▶ [WRITTEN INSTRUCTION]: Leave out any picture and return the remaining listing below exactly as given.

Figure scripts
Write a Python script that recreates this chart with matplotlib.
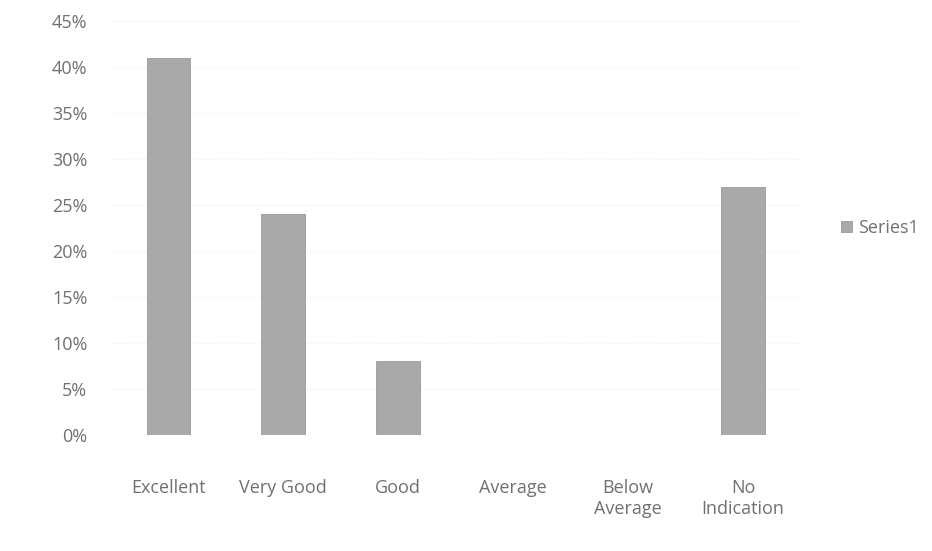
import matplotlib
matplotlib.use("Agg")
import matplotlib.pyplot as plt
from matplotlib.ticker import PercentFormatter

categories = ["Excellent", "Very Good", "Good", "Average", "Below\nAverage", "No\nIndication"]
values = [0.41, 0.24, 0.08, 0.0, 0.0, 0.27]
y_ticks = [0.0, 0.05, 0.10, 0.15, 0.20, 0.25, 0.30, 0.35, 0.40, 0.45]

plt.rcParams['font.family'] = ['Open Sans', 'DejaVu Sans']
text_color = '#707070'

fig = plt.figure(figsize=(9.32, 5.51), dpi=100)
ax = fig.add_axes([0.119, 0.2105, 0.74, 0.7515])

x = range(len(categories))
ax.bar(x, values, width=0.38, color='#a9a9a9', edgecolor='#9a9a9a',
       linewidth=0.6, label='Series1', zorder=3)

ax.set_xlim(-0.5, len(categories) - 0.5)
ax.set_ylim(0, 0.45)
ax.set_yticks(y_ticks)
ax.yaxis.set_major_formatter(PercentFormatter(1.0, decimals=0))
ax.set_xticks(list(x))
ax.set_xticklabels(categories, linespacing=1.15)

ax.grid(axis='y', color='#f0f0f0', linestyle=':', linewidth=1.0, zorder=0)
for s in ax.spines.values():
    s.set_visible(False)
ax.tick_params(axis='both', length=0, colors=text_color, labelsize=13)
ax.tick_params(axis='x', pad=32)
ax.tick_params(axis='y', pad=17)

ax.legend(loc='center left', bbox_to_anchor=(1.035, 0.5), frameon=False,
          fontsize=13, labelcolor=text_color, handlelength=0.6,
          handleheight=0.6, handletextpad=0.35)

fig.savefig("out.png", dpi=100, facecolor='white')
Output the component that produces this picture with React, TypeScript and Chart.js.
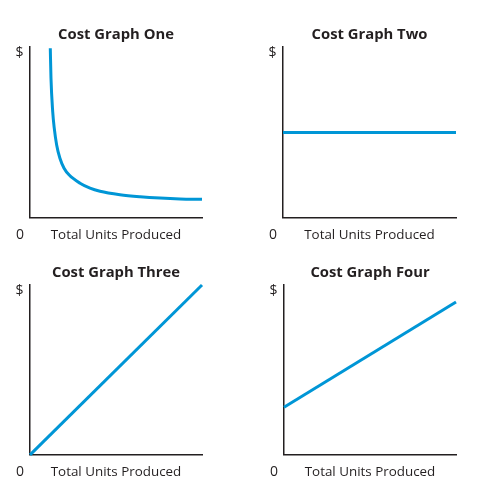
import { useEffect, useRef } from "react"
import { Chart, registerables } from "chart.js"

Chart.register(...registerables)

// Cost Graph One: curve falling towards a floor
const oneUnits = [11.8, 12.2, 13.2, 14.1, 15.5, 17.4, 19.8, 22.8, 29.1, 34.9, 40.7, 52.3, 64, 75.6, 87.2, 100]
const oneCost = [99.2, 81.7, 62.2, 52.5, 42.7, 34.9, 29.1, 25.1, 20.3, 17.4, 15.6, 13.6, 12.4, 11.6, 11.1, 10.9]

// Cost Graph Two: flat
const twoUnits = [0, 100]
const twoCost = [50, 50]

// Cost Graph Three: from the origin
const threeUnits = [0, 100]
const threeCost = [0, 100]

// Cost Graph Four: starts above zero
const fourUnits = [0, 100]
const fourCost = [28, 90]

const titles = ["Cost Graph One", "Cost Graph Two", "Cost Graph Three", "Cost Graph Four"]
const xLabel = "Total Units Produced"
const yCorner = "$"
const xCorner = "0"

const FONT = "'Open Sans', 'Noto Sans', sans-serif"
const BLUE = "#0096d6"
const INK = "#231f20"

const cornerLabels = {
  id: "cornerLabels",
  afterDraw(chart: Chart) {
    const { ctx, chartArea } = chart
    ctx.save()
    ctx.fillStyle = INK
    ctx.font = `14px ${FONT}`
    ctx.textAlign = "center"
    ctx.textBaseline = "middle"
    ctx.fillText(yCorner, chartArea.left - 10.5, chartArea.top + 6)
    ctx.fillText(xCorner, chartArea.left - 10, chartArea.bottom + 17)
    ctx.restore()
  },
}

type Props = {
  title: string
  units: number[]
  cost: number[]
  curved?: boolean
  box: { left: number; top: number; width: number; height: number }
  pad: { left: number; right: number; top: number; bottom: number }
}

function CostGraph({ title, units, cost, curved, box, pad }: Props) {
  const chartRef = useRef<HTMLCanvasElement>(null)
  const chartInstance = useRef<Chart | null>(null)

  useEffect(() => {
    if (!chartRef.current) return
    if (chartInstance.current) chartInstance.current.destroy()
    const ctx = chartRef.current.getContext("2d")
    if (!ctx) return

    chartInstance.current = new Chart(ctx, {
      type: "line",
      data: {
        datasets: [
          {
            data: units.map((u, i) => ({ x: u, y: cost[i] })),
            borderColor: BLUE,
            borderWidth: 3,
            pointRadius: 0,
            fill: false,
            cubicInterpolationMode: curved ? "monotone" : "default",
            clip: false,
          },
        ],
      },
      options: {
        responsive: false,
        animation: false,
        layout: { padding: pad },
        plugins: {
          legend: { display: false },
          tooltip: { enabled: false },
          title: {
            display: true,
            text: title,
            color: INK,
            font: { family: FONT, size: 14.8, weight: "bold", lineHeight: 1.2 },
            padding: { top: 0, bottom: 3 },
          },
        },
        scales: {
          x: {
            type: "linear",
            min: 0,
            max: 100,
            grid: { display: false, drawTicks: false },
            ticks: { display: false },
            border: { display: true, color: INK, width: 1.5 },
            title: {
              display: true,
              text: xLabel,
              color: INK,
              font: { family: FONT, size: 13.4, lineHeight: 1.2 },
              padding: { top: 9.5, bottom: 6.5 },
            },
          },
          y: {
            type: "linear",
            min: 0,
            max: 100,
            grid: { display: false, drawTicks: false },
            ticks: { display: false },
            border: { display: true, color: INK, width: 1.5 },
          },
        },
      },
      plugins: [cornerLabels],
    })

    return () => {
      if (chartInstance.current) {
        chartInstance.current.destroy()
        chartInstance.current = null
      }
    }
  }, [])

  return (
    <canvas
      ref={chartRef}
      width={box.width}
      height={box.height}
      style={{ position: "absolute", left: box.left, top: box.top, width: box.width, height: box.height }}
    />
  )
}

export default function App() {
  return (
    <div style={{ position: "absolute", left: 0, top: 0, width: 477, height: 499, background: "#fff", overflow: "hidden" }}>
      <CostGraph
        title={titles[0]}
        units={oneUnits}
        cost={oneCost}
        curved
        box={{ left: 0, top: 0, width: 240, height: 250 }}
        pad={{ left: 30, right: 38, top: 26.2, bottom: 0 }}
      />
      <CostGraph
        title={titles[1]}
        units={twoUnits}
        cost={twoCost}
        box={{ left: 240, top: 0, width: 237, height: 250 }}
        pad={{ left: 43, right: 21, top: 26.2, bottom: 0 }}
      />
      <CostGraph
        title={titles[2]}
        units={threeUnits}
        cost={threeCost}
        box={{ left: 0, top: 250, width: 240, height: 249 }}
        pad={{ left: 30, right: 38, top: 14.2, bottom: 12 }}
      />
      <CostGraph
        title={titles[3]}
        units={fourUnits}
        cost={fourCost}
        box={{ left: 240, top: 250, width: 237, height: 249 }}
        pad={{ left: 44, right: 21, top: 14.2, bottom: 12 }}
      />
    </div>
  )
}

▶ [COMPLETED EXERCISE]:
Write a Python script that recreates this chart with matplotlib.
import matplotlib
matplotlib.use("Agg")
import matplotlib.pyplot as plt
from matplotlib.ticker import PercentFormatter

categories = ["Excellent", "Very Good", "Good", "Average", "Below\nAverage", "No\nIndication"]
values = [0.41, 0.24, 0.08, 0.0, 0.0, 0.27]
y_ticks = [0.0, 0.05, 0.10, 0.15, 0.20, 0.25, 0.30, 0.35, 0.40, 0.45]

plt.rcParams['font.family'] = ['Open Sans', 'DejaVu Sans']
text_color = '#707070'

fig = plt.figure(figsize=(9.32, 5.51), dpi=100)
ax = fig.add_axes([0.119, 0.2105, 0.74, 0.7515])

x = range(len(categories))
ax.bar(x, values, width=0.38, color='#a9a9a9', edgecolor='#9a9a9a',
       linewidth=0.6, label='Series1', zorder=3)

ax.set_xlim(-0.5, len(categories) - 0.5)
ax.set_ylim(0, 0.45)
ax.set_yticks(y_ticks)
ax.yaxis.set_major_formatter(PercentFormatter(1.0, decimals=0))
ax.set_xticks(list(x))
ax.set_xticklabels(categories, linespacing=1.15)

ax.grid(axis='y', color='#f0f0f0', linestyle=':', linewidth=1.0, zorder=0)
for s in ax.spines.values():
    s.set_visible(False)
ax.tick_params(axis='both', length=0, colors=text_color, labelsize=13)
ax.tick_params(axis='x', pad=32)
ax.tick_params(axis='y', pad=17)

ax.legend(loc='center left', bbox_to_anchor=(1.035, 0.5), frameon=False,
          fontsize=13, labelcolor=text_color, handlelength=0.6,
          handleheight=0.6, handletextpad=0.35)

fig.savefig("out.png", dpi=100, facecolor='white')
Output the component that produces this picture with React, TypeScript and Chart.js.
import { useEffect, useRef } from "react"
import { Chart, registerables } from "chart.js"

Chart.register(...registerables)

// Cost Graph One: curve falling towards a floor
const oneUnits = [11.8, 12.2, 13.2, 14.1, 15.5, 17.4, 19.8, 22.8, 29.1, 34.9, 40.7, 52.3, 64, 75.6, 87.2, 100]
const oneCost = [99.2, 81.7, 62.2, 52.5, 42.7, 34.9, 29.1, 25.1, 20.3, 17.4, 15.6, 13.6, 12.4, 11.6, 11.1, 10.9]

// Cost Graph Two: flat
const twoUnits = [0, 100]
const twoCost = [50, 50]

// Cost Graph Three: from the origin
const threeUnits = [0, 100]
const threeCost = [0, 100]

// Cost Graph Four: starts above zero
const fourUnits = [0, 100]
const fourCost = [28, 90]

const titles = ["Cost Graph One", "Cost Graph Two", "Cost Graph Three", "Cost Graph Four"]
const xLabel = "Total Units Produced"
const yCorner = "$"
const xCorner = "0"

const FONT = "'Open Sans', 'Noto Sans', sans-serif"
const BLUE = "#0096d6"
const INK = "#231f20"

const cornerLabels = {
  id: "cornerLabels",
  afterDraw(chart: Chart) {
    const { ctx, chartArea } = chart
    ctx.save()
    ctx.fillStyle = INK
    ctx.font = `14px ${FONT}`
    ctx.textAlign = "center"
    ctx.textBaseline = "middle"
    ctx.fillText(yCorner, chartArea.left - 10.5, chartArea.top + 6)
    ctx.fillText(xCorner, chartArea.left - 10, chartArea.bottom + 17)
    ctx.restore()
  },
}

type Props = {
  title: string
  units: number[]
  cost: number[]
  curved?: boolean
  box: { left: number; top: number; width: number; height: number }
  pad: { left: number; right: number; top: number; bottom: number }
}

function CostGraph({ title, units, cost, curved, box, pad }: Props) {
  const chartRef = useRef<HTMLCanvasElement>(null)
  const chartInstance = useRef<Chart | null>(null)

  useEffect(() => {
    if (!chartRef.current) return
    if (chartInstance.current) chartInstance.current.destroy()
    const ctx = chartRef.current.getContext("2d")
    if (!ctx) return

    chartInstance.current = new Chart(ctx, {
      type: "line",
      data: {
        datasets: [
          {
            data: units.map((u, i) => ({ x: u, y: cost[i] })),
            borderColor: BLUE,
            borderWidth: 3,
            pointRadius: 0,
            fill: false,
            cubicInterpolationMode: curved ? "monotone" : "default",
            clip: false,
          },
        ],
      },
      options: {
        responsive: false,
        animation: false,
        layout: { padding: pad },
        plugins: {
          legend: { display: false },
          tooltip: { enabled: false },
          title: {
            display: true,
            text: title,
            color: INK,
            font: { family: FONT, size: 14.8, weight: "bold", lineHeight: 1.2 },
            padding: { top: 0, bottom: 3 },
          },
        },
        scales: {
          x: {
            type: "linear",
            min: 0,
            max: 100,
            grid: { display: false, drawTicks: false },
            ticks: { display: false },
            border: { display: true, color: INK, width: 1.5 },
            title: {
              display: true,
              text: xLabel,
              color: INK,
              font: { family: FONT, size: 13.4, lineHeight: 1.2 },
              padding: { top: 9.5, bottom: 6.5 },
            },
          },
          y: {
            type: "linear",
            min: 0,
            max: 100,
            grid: { display: false, drawTicks: false },
            ticks: { display: false },
            border: { display: true, color: INK, width: 1.5 },
          },
        },
      },
      plugins: [cornerLabels],
    })

    return () => {
      if (chartInstance.current) {
        chartInstance.current.destroy()
        chartInstance.current = null
      }
    }
  }, [])

  return (
    <canvas
      ref={chartRef}
      width={box.width}
      height={box.height}
      style={{ position: "absolute", left: box.left, top: box.top, width: box.width, height: box.height }}
    />
  )
}

export default function App() {
  return (
    <div style={{ position: "absolute", left: 0, top: 0, width: 477, height: 499, background: "#fff", overflow: "hidden" }}>
      <CostGraph
        title={titles[0]}
        units={oneUnits}
        cost={oneCost}
        curved
        box={{ left: 0, top: 0, width: 240, height: 250 }}
        pad={{ left: 30, right: 38, top: 26.2, bottom: 0 }}
      />
      <CostGraph
        title={titles[1]}
        units={twoUnits}
        cost={twoCost}
        box={{ left: 240, top: 0, width: 237, height: 250 }}
        pad={{ left: 43, right: 21, top: 26.2, bottom: 0 }}
      />
      <CostGraph
        title={titles[2]}
        units={threeUnits}
        cost={threeCost}
        box={{ left: 0, top: 250, width: 240, height: 249 }}
        pad={{ left: 30, right: 38, top: 14.2, bottom: 12 }}
      />
      <CostGraph
        title={titles[3]}
        units={fourUnits}
        cost={fourCost}
        box={{ left: 240, top: 250, width: 237, height: 249 }}
        pad={{ left: 44, right: 21, top: 14.2, bottom: 12 }}
      />
    </div>
  )
}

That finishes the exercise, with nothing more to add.